WHAT YOU SHOULD DO -
Count how many lines contain the word "this". Respond with the number alone.

(Items listed in a dataset)
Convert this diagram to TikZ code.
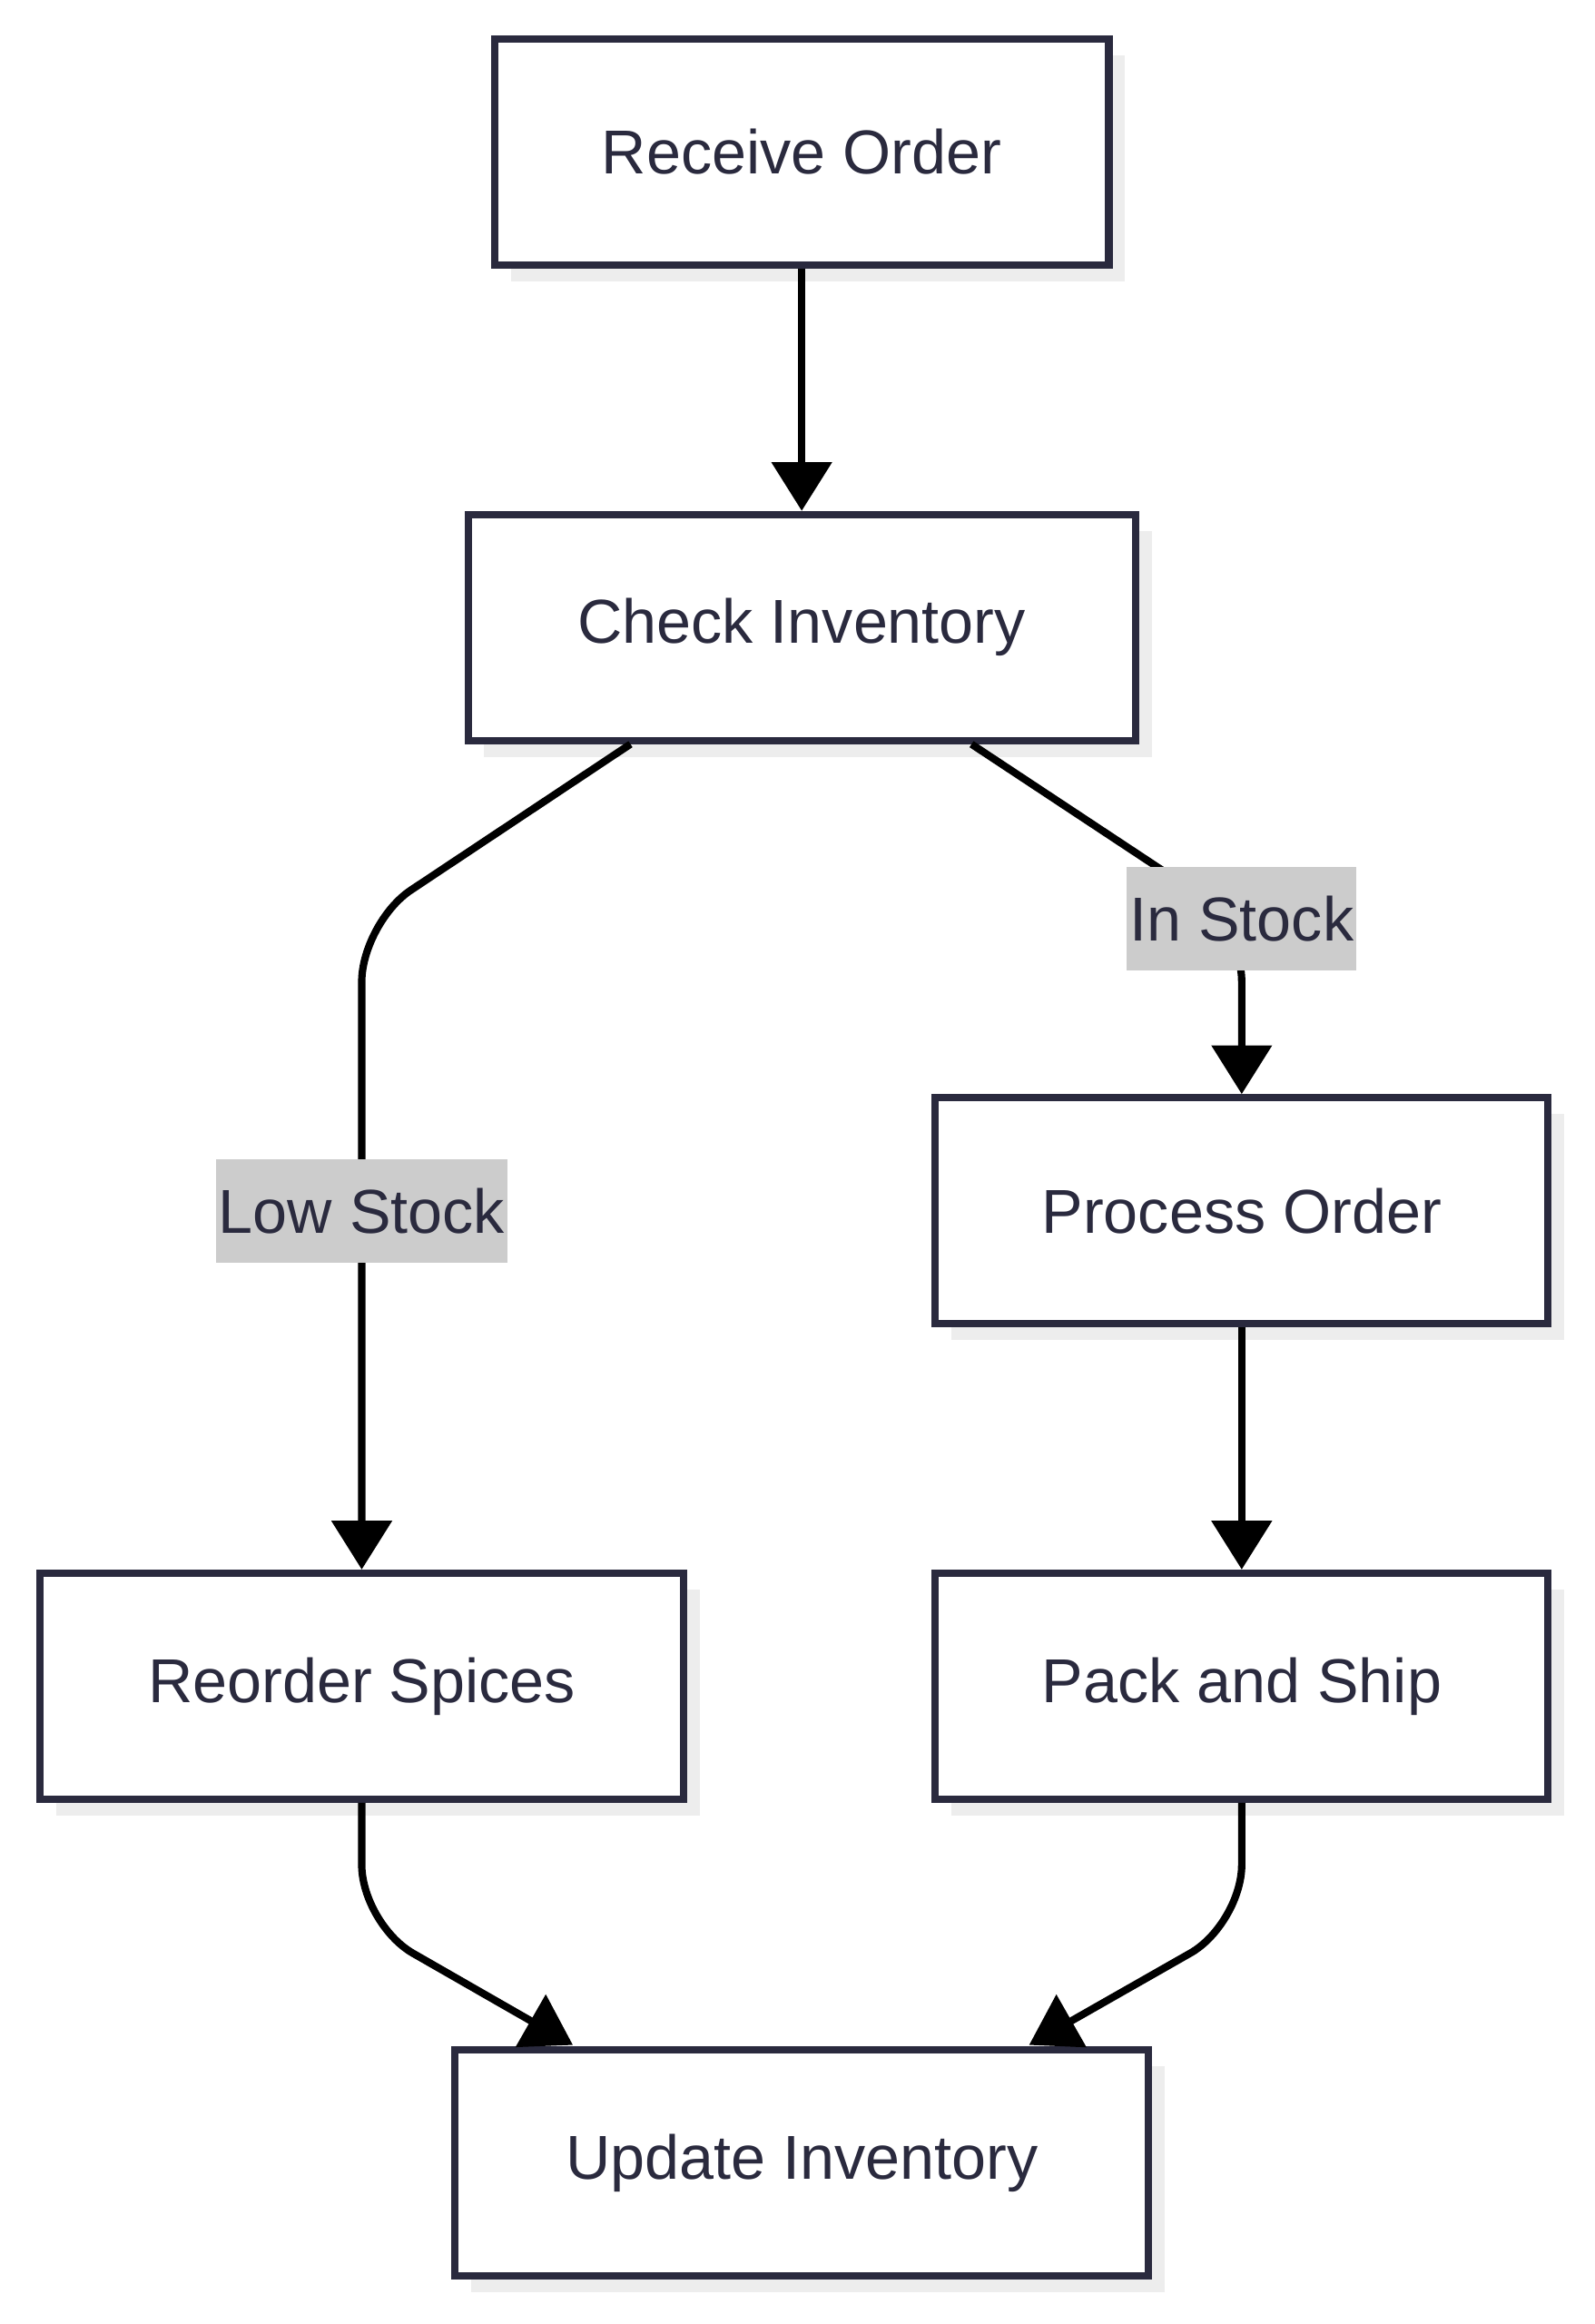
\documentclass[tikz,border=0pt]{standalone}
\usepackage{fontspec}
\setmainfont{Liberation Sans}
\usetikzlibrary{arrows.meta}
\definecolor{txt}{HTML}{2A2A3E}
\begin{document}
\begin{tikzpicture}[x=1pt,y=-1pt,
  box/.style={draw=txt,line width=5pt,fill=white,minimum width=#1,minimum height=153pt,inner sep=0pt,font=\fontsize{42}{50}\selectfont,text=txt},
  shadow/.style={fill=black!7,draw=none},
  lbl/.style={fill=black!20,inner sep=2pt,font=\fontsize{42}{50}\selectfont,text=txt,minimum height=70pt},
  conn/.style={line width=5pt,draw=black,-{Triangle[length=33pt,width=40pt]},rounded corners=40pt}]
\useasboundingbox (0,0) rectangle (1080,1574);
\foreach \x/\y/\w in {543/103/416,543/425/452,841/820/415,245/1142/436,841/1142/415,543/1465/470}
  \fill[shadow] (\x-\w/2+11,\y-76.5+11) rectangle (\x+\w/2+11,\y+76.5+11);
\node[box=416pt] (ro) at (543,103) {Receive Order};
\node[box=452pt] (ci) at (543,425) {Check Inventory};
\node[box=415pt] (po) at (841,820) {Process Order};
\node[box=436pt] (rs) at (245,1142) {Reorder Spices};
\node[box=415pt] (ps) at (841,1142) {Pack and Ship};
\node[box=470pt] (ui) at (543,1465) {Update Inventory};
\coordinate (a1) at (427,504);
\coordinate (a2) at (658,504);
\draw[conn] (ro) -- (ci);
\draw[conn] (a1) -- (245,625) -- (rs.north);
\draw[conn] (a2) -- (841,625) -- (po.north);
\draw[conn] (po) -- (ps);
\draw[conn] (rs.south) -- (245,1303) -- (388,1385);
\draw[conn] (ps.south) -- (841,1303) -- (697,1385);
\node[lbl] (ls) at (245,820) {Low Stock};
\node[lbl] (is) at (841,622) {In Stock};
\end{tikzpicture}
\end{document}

...

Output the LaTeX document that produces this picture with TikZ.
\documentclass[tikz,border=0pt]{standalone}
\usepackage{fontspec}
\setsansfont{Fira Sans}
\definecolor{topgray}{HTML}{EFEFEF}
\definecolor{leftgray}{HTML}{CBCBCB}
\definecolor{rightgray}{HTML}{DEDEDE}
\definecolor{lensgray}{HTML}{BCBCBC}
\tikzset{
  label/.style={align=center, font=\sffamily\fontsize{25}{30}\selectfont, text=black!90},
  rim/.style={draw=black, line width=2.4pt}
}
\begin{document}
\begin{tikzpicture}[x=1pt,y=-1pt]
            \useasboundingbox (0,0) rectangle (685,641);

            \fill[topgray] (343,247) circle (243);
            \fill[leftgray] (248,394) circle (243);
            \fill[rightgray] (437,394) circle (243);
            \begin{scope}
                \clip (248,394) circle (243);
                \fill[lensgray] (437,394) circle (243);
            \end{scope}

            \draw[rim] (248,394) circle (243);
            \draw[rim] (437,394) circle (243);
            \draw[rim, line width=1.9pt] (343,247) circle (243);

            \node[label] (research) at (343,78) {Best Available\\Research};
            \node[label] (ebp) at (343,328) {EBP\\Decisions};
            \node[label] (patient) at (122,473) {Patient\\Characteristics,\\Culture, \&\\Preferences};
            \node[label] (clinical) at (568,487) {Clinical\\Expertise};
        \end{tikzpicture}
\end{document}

EXERCISE RESULT -
2